Engine brakes represent a mechanism for slowing a vehicle without relying exclusively on the friction-based service brakes. This process converts the engine into a power-absorbing compressor, using the vehicle’s own momentum to generate resistance. This method of deceleration is particularly valuable for large commercial vehicles, where maintaining control and managing heat buildup on long grades is a constant concern. This article will explain the specific mechanical device designed to achieve this, often confused with the simple act of downshifting.
Defining Engine Brakes
The term “engine braking” generally describes the natural phenomenon that occurs when a driver lifts their foot from the accelerator while the vehicle is still in gear. In a passenger vehicle, the closed throttle plate creates a vacuum inside the intake manifold, and the engine must work against this resistance, providing a mild slowing effect. This is passive engine braking, utilizing the engine’s internal friction and pumping losses to reduce speed.
For heavy-duty applications like semi-trucks, a far more powerful and active system is necessary, known as a compression release engine brake. This mechanical device, often generically called a “Jake Brake” after its original manufacturer, Jacobs Vehicle Systems, is specifically engineered to maximize the retarding force. It functions not merely by restricting airflow but by actively manipulating the engine’s internal combustion cycle to dissipate energy. This distinction is important because the active compression release system provides a braking power that can be equivalent to the engine’s power output, far exceeding the passive slowing effect of a standard engine.
How Compression Release Brakes Work
The operation of a compression release engine brake fundamentally alters the four-stroke cycle of a diesel engine to turn the cylinders into an air compressor that absorbs power. The normal cycle consists of four strokes: intake, compression, power, and exhaust. When the engine brake is activated, the fuel injectors are shut off, eliminating the power stroke.
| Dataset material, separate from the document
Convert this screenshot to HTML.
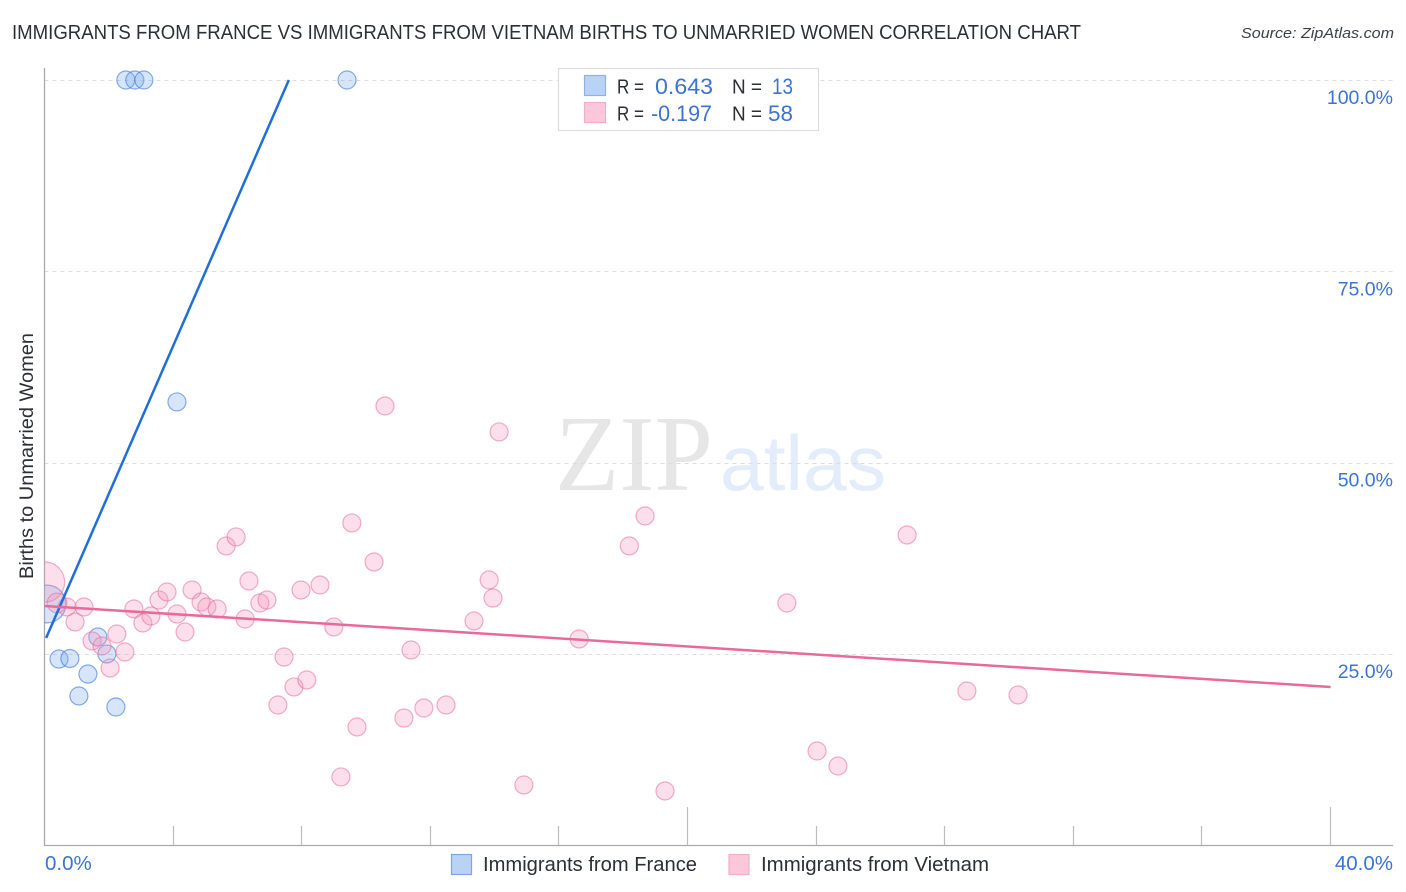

The engine’s valvetrain is then manipulated to open the exhaust valve at an unconventional time, specifically near the top of the compression stroke, right before the piston reaches its highest point. During the compression stroke, the piston uses the vehicle’s forward momentum to squeeze the air in the cylinder to a very high pressure. The compression release mechanism then momentarily opens the exhaust valve, releasing this highly compressed air into the exhaust manifold.
Releasing the compressed air prevents the energy stored in the air from pushing the piston back down on the subsequent stroke. In a normal engine without the brake, this compressed air would expand and return most of the energy to the crankshaft, resulting in little net braking effect. By dumping the compressed air, the engine forces the vehicle’s momentum to do the work of compression without getting the energy back, effectively slowing the truck.
Safety and Longevity Benefits for Commercial Vehicles
Engine brakes are standard equipment on heavy-duty trucks because they provide a necessary safety margin, particularly when controlling massive loads on steep, long downhill grades. The primary hazard in these situations is service brake fade, which occurs when friction brakes overheat from continuous use. As the temperature of the brake components rises, their ability to generate friction rapidly diminishes, increasing the risk of a runaway vehicle.
Using a compression release engine brake allows the driver to maintain a controlled speed without constantly applying the service brakes, keeping the wheel brakes cool and fully effective for emergency stops. This capability is significant, as a compression brake can handle up to 85% of a heavy vehicle’s braking needs. By shifting the deceleration workload to the engine, the system dramatically extends the life of the brake pads, rotors, and drums, substantially lowering maintenance costs and vehicle downtime over the truck’s operational lifespan.
Noise Concerns and Local Restrictions
The loud, distinctive staccato sound associated with engine brakes is a direct consequence of the mechanical principle used to generate the retarding force. The noise is created by the sudden, forceful release of high-pressure, high-temperature air from the cylinder into the exhaust system. This release happens at a time when the exhaust system is not designed to muffle the sound pulse effectively, especially if the vehicle’s muffler is poorly maintained or has been modified.
The resulting noise pollution has led many local governments, particularly those near highways or in residential areas, to enact ordinances restricting the use of these devices. Signs posted as “Engine Braking Prohibited” or “No Jake Braking” are a response to this noise issue. However, the federal government requires trucks to meet noise standards, and many states have laws requiring commercial vehicles equipped with engine brakes to have a fully operational muffler to mitigate the noise. Enforcement often focuses on vehicles with modified or defective exhaust systems, as a properly muffled engine brake is significantly quieter.